Nominal vs. Punitive Damages: What’s the Difference?
Understand how financial awards in civil lawsuits serve different goals, from punishing wrongful acts to symbolically recognizing a violation of rights.
Understand how financial awards in civil lawsuits serve different goals, from punishing wrongful acts to symbolically recognizing a violation of rights.
In civil lawsuits where one party has wronged another, courts can award a sum of money known as damages to the injured person. This financial award serves as a legal remedy for the harm caused. Not all damages are intended for the same purpose. The type of damages awarded depends on the specifics of the case, including the nature of the defendant’s actions and the extent of the plaintiff’s injuries.
Nominal damages are a small, symbolic sum of money awarded when a plaintiff’s legal rights have been violated, but they have suffered no substantial financial loss or provable harm. The primary purpose of this award is not to compensate the individual but to formally vindicate their rights. It serves as a judicial declaration that the defendant’s conduct was wrongful.

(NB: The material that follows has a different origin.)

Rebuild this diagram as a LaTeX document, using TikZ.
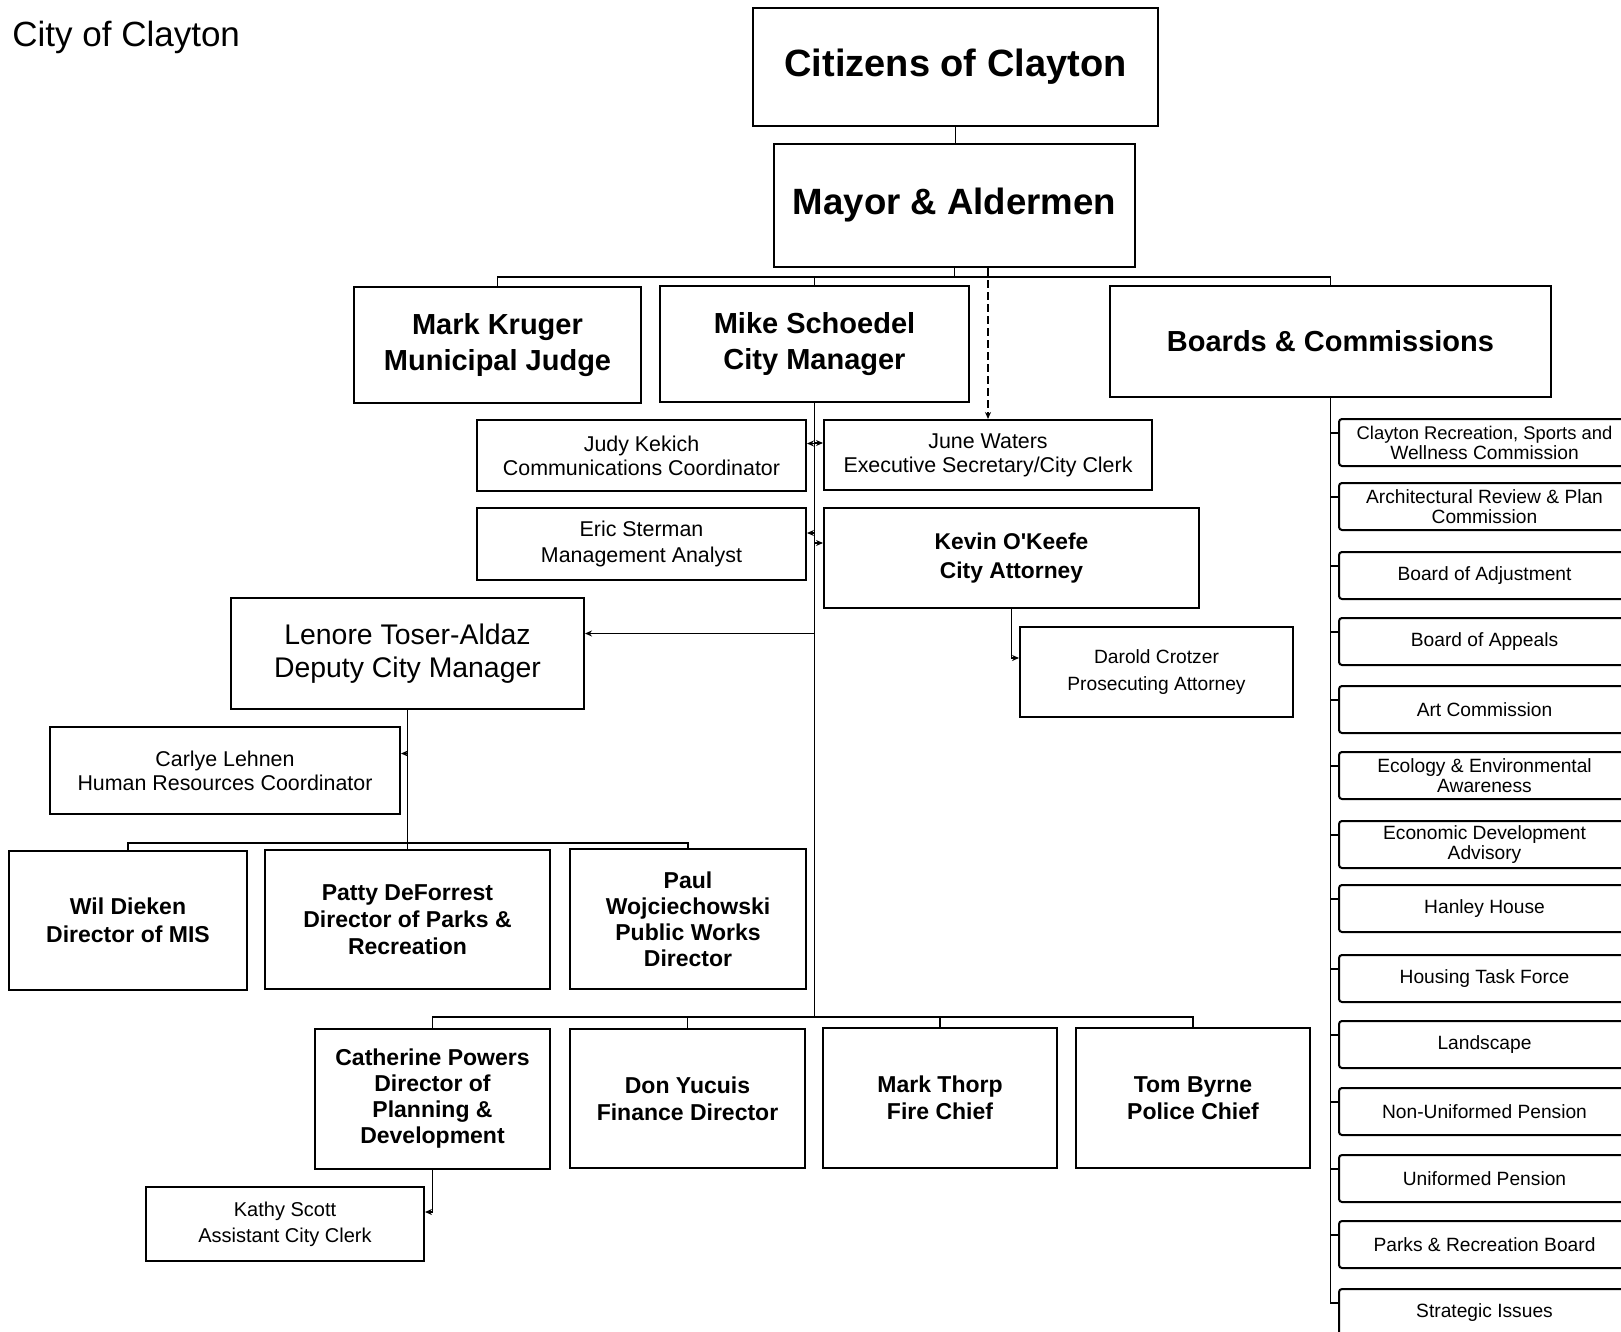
\documentclass[tikz,border=0pt]{standalone}
\usepackage{fontspec}
\setmainfont{Liberation Sans}
\usetikzlibrary{arrows.meta,calc}
\begin{document}
\begin{tikzpicture}[x=0.5pt,y=-0.5pt,
 box/.style={draw=black, line width=1pt, fill=white, inner sep=1pt, align=center},
 sbox/.style={box, rounded corners=1.5pt},
 conn/.style={draw=black, line width=0.7pt},
 tip/.style={conn, -{Stealth[length=3.5pt,width=3pt]}},
 fBig/.style={font=\bfseries\fontsize{19}{22}\selectfont},
 fMay/.style={font=\bfseries\fontsize{18.3}{21}\selectfont},
 fA/.style={font=\bfseries\fontsize{14.5}{18}\selectfont},
 fL/.style={font=\fontsize{14.2}{16.5}\selectfont},
 fS/.style={font=\fontsize{10.7}{12}\selectfont},
 fK/.style={font=\bfseries\fontsize{11.4}{14.5}\selectfont},
 fD/.style={font=\bfseries\fontsize{11.5}{13.5}\selectfont},
 fB/.style={font=\fontsize{9.6}{10}\selectfont},
]
\clip (0,0) rectangle (1621,1332);
\fill[white] (0,0) rectangle (1621,1332);

\node[anchor=west, inner sep=0pt, font=\fontsize{17.5}{20}\selectfont] (title) at (12,37) {City of Clayton};

\node[box, fBig, minimum width=202.5pt, minimum height=59pt] (cit) at (955.5,67) {Citizens of Clayton};
\node[box, fMay, minimum width=180.5pt, minimum height=61.5pt] (mayor) at (954.5,205.5) {Mayor \& Aldermen};
\node[box, fA, minimum width=143.5pt, minimum height=58pt] (kruger) at (497.5,345) {Mark Kruger\\Municipal Judge};
\node[box, fA, minimum width=154.5pt, minimum height=58pt] (cm) at (814.5,344) {Mike Schoedel\\City Manager};
\node[box, fA, minimum width=220.5pt, minimum height=55.5pt] (boards) at (1330.5,341.5) {Boards \& Commissions};

\node[box, fS, minimum width=164.5pt, minimum height=35.5pt] (judy) at (641.5,455.5) {Judy Kekich\\Communications Coordinator};
\node[box, fS, minimum width=164pt, minimum height=35pt] (june) at (988,455) {June Waters\\Executive Secretary/City Clerk};
\node[box, font=\fontsize{10.7}{13}\selectfont, minimum width=164.5pt, minimum height=36pt] (eric) at (641.5,544) {Eric Sterman\\Management Analyst};
\node[box, fK, minimum width=187.5pt, minimum height=50pt] (kevin) at (1011.5,558) {Kevin O\textquotesingle Keefe\\City Attorney};
\node[box, fL, minimum width=176.5pt, minimum height=55.5pt] (lenore) at (407.5,653.5) {Lenore Toser-Aldaz\\Deputy City Manager};
\node[box, font=\fontsize{9.6}{13.5}\selectfont, minimum width=136.5pt, minimum height=45pt] (darold) at (1156.5,672) {Darold Crotzer\\Prosecuting Attorney};
\node[box, fS, minimum width=175pt, minimum height=43.5pt] (carlye) at (225,770.5) {Carlye Lehnen\\Human Resources Coordinator};

\node[box, font=\bfseries\fontsize{11.5}{14}\selectfont, minimum width=119pt, minimum height=69.5pt] (wil) at (128,920.5) {Wil Dieken\\Director of MIS};
\node[box, fD, minimum width=142.5pt, minimum height=69.5pt] (patty) at (407.5,919.5) {Patty DeForrest\\Director of Parks \&\\Recreation};
\node[box, font=\bfseries\fontsize{11.5}{13}\selectfont, minimum width=118pt, minimum height=70pt] (paul) at (688,919) {Paul\\Wojciechowski\\Public Works\\Director};

\node[box, font=\bfseries\fontsize{11.5}{13}\selectfont, minimum width=117.5pt, minimum height=70pt] (cat) at (432.5,1099) {Catherine Powers\\Director of\\Planning \&\\Development};
\node[box, fD, minimum width=117.5pt, minimum height=69.5pt] (don) at (687.5,1098.5) {Don Yucuis\\Finance Director};
\node[box, fD, minimum width=117pt, minimum height=70pt] (thorp) at (940,1098) {Mark Thorp\\Fire Chief};
\node[box, fD, minimum width=117pt, minimum height=70pt] (tom) at (1193,1098) {Tom Byrne\\Police Chief};
\node[box, font=\fontsize{10}{13}\selectfont, minimum width=139pt, minimum height=37pt] (kathy) at (285,1224) {Kathy Scott\\Assistant City Clerk};

% connectors
\coordinate (topbus) at (954.5,277);
\coordinate (cmbus) at (814.5,1017);
\coordinate (lbus) at (407.5,843);

\draw[conn] (cit.south) -- (cit.south |- mayor.north);
\draw[conn] (mayor.south) -- (topbus);
\draw[conn] (kruger.north) |- (topbus);
\draw[conn] (cm.north) |- (topbus);
\draw[conn] (boards.north) |- (topbus);
\draw[tip, line width=1pt, dash pattern=on 4pt off 2pt] (mayor.south -| june.north) -- (june.north);

\draw[conn] (cm.south) -- (cmbus);
\draw[tip] ($(cm.south |- judy.east)+(0,-12)$) -- ($(judy.east)+(0,-12)$);
\draw[tip] ($(cm.south |- june.west)+(0,-12)$) -- ($(june.west)+(0,-12)$);
\draw[tip] ($(cm.south |- eric.east)+(0,-11)$) -- ($(eric.east)+(0,-11)$);
\draw[tip] ($(cm.south |- kevin.west)+(0,-15)$) -- ($(kevin.west)+(0,-15)$);
\draw[tip] ($(cm.south |- lenore.east)+(0,-20)$) -- ($(lenore.east)+(0,-20)$);
\draw[tip] (kevin.south) |- ($(darold.west)+(0,-14)$);

\draw[conn] (lenore.south) -- (lbus);
\draw[tip] ($(lenore.south |- carlye.east)+(0,-17)$) -- ($(carlye.east)+(0,-17)$);
\draw[conn] (wil.north) |- (lbus);
\draw[conn] (patty.north) -- (lbus);
\draw[conn] (paul.north) |- (lbus);

\draw[conn] (cat.north) |- (cmbus);
\draw[conn] (don.north) |- (cmbus);
\draw[conn] (thorp.north) |- (cmbus);
\draw[conn] (tom.north) |- (cmbus);
\draw[tip] (cat.south) |- ($(kathy.east)+(0,-12)$);

% boards and commissions list
\foreach \i/\t/\s in {
 1/419/{\fontsize{9.2}{10}\selectfont Clayton Recreation, Sports and\\Wellness Commission},
 2/483/{Architectural Review \& Plan\\Commission},
 3/552/{Board of Adjustment},
 4/618/{Board of Appeals},
 5/686/{Art Commission},
 6/752/{Ecology \& Environmental\\Awareness},
 7/821/{Economic Development\\Advisory},
 8/885/{Hanley House},
 9/955/{Housing Task Force},
 10/1021/{Landscape},
 11/1088/{Non-Uniformed Pension},
 12/1155/{Uniformed Pension},
 13/1221/{Parks \& Recreation Board},
 14/1289/{Strategic Issues}}{
 \node[sbox, fB, minimum width=145.5pt, minimum height=23.5pt] (b\i) at (1484.5,\t+23.5) {\s};
 \draw[conn] (boards.south) |- ($(b\i.north west)+(0,15)$);
}
\end{tikzpicture}
\end{document}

The amount awarded is trivial, with one dollar being the most common sum. For instance, if someone trespasses on a neighbor’s land to cut across their yard but causes no actual damage to the property, the landowner’s rights were still violated. In such a scenario, a court might award one dollar in nominal damages to acknowledge the trespass.
Punitive damages are awarded in civil cases to punish a defendant for conduct found to be particularly egregious and to deter similar behavior in the future. Unlike other types of damages, their purpose is not to compensate the plaintiff but to penalize the wrongdoer for outrageous actions. These awards are reserved for exceptional cases and are not granted for ordinary carelessness or simple negligence.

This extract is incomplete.